Kevin Lidle, Cory Lidle's twin brother, said on CNN's "Larry King Live" last night that he had spoken to their parents, who were "obviously having a tough time."
"But what can you do? Somehow you hang in there and you get through it," he said. "I've had a lot of calls from friends and family, people calling and crying. And they've released some emotions, and I haven't done that yet. I don't know - I guess I'm in some kind of state of shock."
The plane that crashed yesterday is equipped with a parachute in case of trouble, but yesterday, it apparently did not deploy. The same model plane has been involved in 20 accidents since 1999, according to the National Transportation Safety Board.
"The man was going down and he was trying to pull up, but he didn't have enough power," said Harold Vine, who works at the nearby Gracie Square Hospital. "And then I heard a boom."
Twenty-one people, including 14 firefighters, two police officers and two civilians, were taken to New York-Presbyterian Hospital/Weill Cornell Medical Center with mostly minor injuries. Seven other civilians walked themselves to the hospital, the NTSB said.

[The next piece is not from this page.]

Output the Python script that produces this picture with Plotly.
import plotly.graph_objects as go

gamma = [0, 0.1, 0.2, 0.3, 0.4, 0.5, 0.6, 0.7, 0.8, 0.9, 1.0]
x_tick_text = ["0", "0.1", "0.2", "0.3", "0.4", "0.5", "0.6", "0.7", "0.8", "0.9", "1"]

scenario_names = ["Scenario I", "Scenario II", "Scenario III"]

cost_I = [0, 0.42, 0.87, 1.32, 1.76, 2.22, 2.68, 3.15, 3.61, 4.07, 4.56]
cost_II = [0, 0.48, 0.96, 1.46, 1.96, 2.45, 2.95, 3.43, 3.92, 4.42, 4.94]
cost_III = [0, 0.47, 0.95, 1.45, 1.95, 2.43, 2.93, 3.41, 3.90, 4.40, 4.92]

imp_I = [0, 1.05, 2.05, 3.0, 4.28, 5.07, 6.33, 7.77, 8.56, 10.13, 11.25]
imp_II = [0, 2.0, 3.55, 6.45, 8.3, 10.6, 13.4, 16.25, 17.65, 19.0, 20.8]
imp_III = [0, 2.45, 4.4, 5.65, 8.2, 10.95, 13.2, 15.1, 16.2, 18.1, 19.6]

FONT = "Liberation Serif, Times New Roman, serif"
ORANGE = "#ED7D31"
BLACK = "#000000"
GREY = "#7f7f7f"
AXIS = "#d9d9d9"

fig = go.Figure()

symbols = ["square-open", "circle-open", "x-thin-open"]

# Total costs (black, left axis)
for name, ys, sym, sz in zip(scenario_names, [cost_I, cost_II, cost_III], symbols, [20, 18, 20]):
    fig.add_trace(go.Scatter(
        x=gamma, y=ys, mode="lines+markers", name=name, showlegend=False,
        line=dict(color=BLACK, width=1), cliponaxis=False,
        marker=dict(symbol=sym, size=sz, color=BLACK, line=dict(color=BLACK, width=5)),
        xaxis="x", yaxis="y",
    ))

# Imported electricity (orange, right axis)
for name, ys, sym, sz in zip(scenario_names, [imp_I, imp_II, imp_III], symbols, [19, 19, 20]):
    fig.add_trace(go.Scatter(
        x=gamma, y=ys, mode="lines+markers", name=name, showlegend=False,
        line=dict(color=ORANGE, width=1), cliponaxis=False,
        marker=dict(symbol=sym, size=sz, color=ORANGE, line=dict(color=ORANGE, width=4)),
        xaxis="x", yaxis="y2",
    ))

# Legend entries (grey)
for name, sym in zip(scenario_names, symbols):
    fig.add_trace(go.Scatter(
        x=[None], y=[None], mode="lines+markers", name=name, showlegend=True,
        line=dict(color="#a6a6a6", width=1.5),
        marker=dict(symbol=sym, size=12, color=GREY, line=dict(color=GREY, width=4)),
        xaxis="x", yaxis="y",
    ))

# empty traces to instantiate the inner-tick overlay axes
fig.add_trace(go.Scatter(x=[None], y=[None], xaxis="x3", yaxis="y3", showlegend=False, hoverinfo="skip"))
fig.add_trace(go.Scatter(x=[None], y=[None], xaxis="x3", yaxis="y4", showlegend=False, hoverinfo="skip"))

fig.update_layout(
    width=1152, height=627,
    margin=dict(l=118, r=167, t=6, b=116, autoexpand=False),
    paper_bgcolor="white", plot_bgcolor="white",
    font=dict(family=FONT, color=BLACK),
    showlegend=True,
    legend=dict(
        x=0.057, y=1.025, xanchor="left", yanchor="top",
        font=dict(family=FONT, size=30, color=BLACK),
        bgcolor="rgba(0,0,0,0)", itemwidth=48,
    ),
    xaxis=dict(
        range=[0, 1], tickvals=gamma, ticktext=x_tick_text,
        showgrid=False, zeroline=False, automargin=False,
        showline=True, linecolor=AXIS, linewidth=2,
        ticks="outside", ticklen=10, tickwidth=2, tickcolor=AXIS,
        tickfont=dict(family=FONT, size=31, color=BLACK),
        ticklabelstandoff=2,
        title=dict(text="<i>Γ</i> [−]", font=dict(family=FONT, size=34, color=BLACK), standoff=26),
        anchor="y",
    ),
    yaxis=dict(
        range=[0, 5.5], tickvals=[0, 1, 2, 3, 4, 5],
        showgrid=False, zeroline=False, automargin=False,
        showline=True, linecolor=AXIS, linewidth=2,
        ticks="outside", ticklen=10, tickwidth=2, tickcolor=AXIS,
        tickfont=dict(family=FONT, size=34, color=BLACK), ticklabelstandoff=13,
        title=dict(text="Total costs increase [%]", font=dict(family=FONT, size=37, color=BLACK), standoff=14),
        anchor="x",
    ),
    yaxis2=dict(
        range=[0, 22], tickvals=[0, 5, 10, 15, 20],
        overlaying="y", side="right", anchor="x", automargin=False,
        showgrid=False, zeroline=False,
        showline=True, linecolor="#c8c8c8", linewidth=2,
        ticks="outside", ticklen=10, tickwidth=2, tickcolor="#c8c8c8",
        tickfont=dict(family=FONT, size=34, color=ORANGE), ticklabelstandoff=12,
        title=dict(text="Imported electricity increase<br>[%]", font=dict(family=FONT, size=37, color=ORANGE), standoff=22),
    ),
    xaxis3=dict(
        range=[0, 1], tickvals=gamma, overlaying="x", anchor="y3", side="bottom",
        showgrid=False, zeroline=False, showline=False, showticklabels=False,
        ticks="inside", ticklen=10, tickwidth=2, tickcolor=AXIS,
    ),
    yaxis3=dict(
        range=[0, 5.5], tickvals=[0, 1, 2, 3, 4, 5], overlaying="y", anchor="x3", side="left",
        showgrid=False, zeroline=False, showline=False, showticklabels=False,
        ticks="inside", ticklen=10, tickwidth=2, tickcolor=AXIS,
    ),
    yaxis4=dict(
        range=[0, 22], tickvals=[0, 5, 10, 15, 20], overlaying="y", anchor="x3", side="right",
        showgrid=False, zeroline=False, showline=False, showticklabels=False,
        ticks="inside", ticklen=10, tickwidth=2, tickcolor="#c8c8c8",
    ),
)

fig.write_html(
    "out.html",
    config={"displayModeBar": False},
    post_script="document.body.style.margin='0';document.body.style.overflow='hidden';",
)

Bloomberg said he spoke to the two occupants of the apartment closest to the impact site, who appeared to be unhurt.
"They were a little bit shaken up," he said. "They said they were sitting there, they heard a noise, instantly, the glass breaking, the metal coming in, and they ran to the door."The mayor continued: "I think we have to say a little prayer for those we lost, two human beings' lives that were snuffed out. But we should also say thanks that it wasn't anything more serious than this."
Bloomberg praised the response of the police and fire departments, which he said worked together "perfectly." The FDNY sent 39 alarm units and about 170 firefighters to tackle the four-alarm high-rise blaze.

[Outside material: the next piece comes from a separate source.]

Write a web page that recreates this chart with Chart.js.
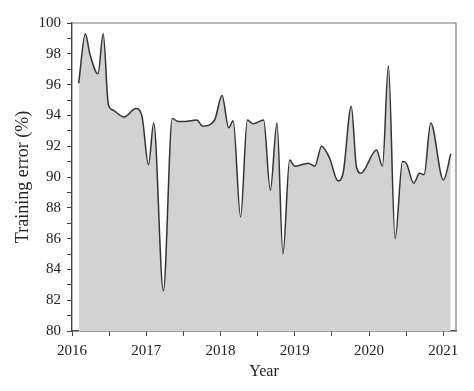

Lt. Edward Ryan of Engine Co. 44 was among the first on the scene. When his unit arrived, he said, people were running and pointing up at the building, where debris was coming down. Firefighters took the elevator to the 30th story, hooked up their hoses and began checking each floor. In apartment 40F, they saw what looked like the wheel well of a car, Ryan said.
"There was fire everywhere, and we kept putting fire out," he said.

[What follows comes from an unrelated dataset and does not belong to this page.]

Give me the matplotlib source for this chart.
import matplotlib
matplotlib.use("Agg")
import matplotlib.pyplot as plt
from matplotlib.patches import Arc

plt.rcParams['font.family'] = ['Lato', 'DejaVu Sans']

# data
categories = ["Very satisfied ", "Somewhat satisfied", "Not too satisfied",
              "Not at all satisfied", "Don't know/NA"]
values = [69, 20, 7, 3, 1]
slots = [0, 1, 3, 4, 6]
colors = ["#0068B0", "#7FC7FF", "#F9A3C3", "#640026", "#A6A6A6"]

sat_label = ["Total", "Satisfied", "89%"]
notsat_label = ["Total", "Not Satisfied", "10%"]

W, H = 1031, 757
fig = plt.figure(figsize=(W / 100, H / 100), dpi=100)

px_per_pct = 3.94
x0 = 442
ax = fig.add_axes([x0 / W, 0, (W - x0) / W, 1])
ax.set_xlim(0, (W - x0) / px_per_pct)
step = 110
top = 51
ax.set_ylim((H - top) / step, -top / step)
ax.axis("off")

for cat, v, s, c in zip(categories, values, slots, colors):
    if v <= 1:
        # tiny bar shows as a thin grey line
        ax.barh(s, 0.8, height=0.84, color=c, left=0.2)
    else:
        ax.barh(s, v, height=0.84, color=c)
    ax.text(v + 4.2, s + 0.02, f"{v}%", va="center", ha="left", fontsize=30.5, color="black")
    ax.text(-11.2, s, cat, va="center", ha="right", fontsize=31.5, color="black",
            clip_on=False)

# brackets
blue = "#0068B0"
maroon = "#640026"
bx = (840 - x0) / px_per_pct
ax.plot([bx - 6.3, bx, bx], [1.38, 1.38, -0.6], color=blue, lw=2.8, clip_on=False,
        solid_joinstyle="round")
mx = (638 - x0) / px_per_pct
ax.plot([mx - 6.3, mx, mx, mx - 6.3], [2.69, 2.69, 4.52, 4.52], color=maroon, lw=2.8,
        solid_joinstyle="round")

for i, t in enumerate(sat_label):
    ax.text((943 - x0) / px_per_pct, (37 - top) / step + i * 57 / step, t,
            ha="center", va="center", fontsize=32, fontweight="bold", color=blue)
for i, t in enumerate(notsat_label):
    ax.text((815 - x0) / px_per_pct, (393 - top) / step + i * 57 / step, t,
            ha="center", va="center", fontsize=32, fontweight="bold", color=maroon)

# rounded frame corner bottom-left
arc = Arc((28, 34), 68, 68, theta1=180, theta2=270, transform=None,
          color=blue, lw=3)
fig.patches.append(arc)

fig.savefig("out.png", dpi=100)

Some residents of the posh, 50-floor condominium tower known as the Belaire, which was built in 1989 and where larger apartments routinely sell for more than $1 million, were allowed back inside just a few hours after the collision. But in the frightening moments immediately following the crash, they were racing through the rainy, smoke-filled streets, terrified and scrambling to account for their children, neighbors and pets.
At Yankee Stadium, a single candle was lit on the steps as stunned colleagues across the country remembered Lidle, who spoke often about how safe he believed it was to fly.
"He wasn't just my client. He was probably my closest friend," said Jordan Feagan, Lidle's agent.
Though Bloomberg said it did not immediately look like the pilot had violated airspace restrictions, which permit small planes over the East and Hudson rivers, the crash almost immediately sparked criticisms of rules that allow small planes to fly over Manhattan at all.
Rep. Peter King, chairman of the House Homeland Security Committee, said it was inconceivable that a small plane could fly over one of the nation's most densely populated areas with virtually no restrictions whatsoever.
"Today, it's terrible that several people were killed," King said. "But this is also a signal to terrorists as to how they could attack Manhattan. There is no restricted air space along the East River and the Hudson River. Just think of the high-profile targets you have off both of those rivers, from the United Nations to the Freedom Tower being constructed off the Hudson River."
Two investigators from the National Transportation Safety Board arrived in New Jersey late yesterday to start the agency's probe into the fatal crash.
"It's sad for the people that passed," said Myndie Friedman, who works at New York Presbyterian Hospital, "but then again, I'm relieved that another plane didn't hit at 3:06."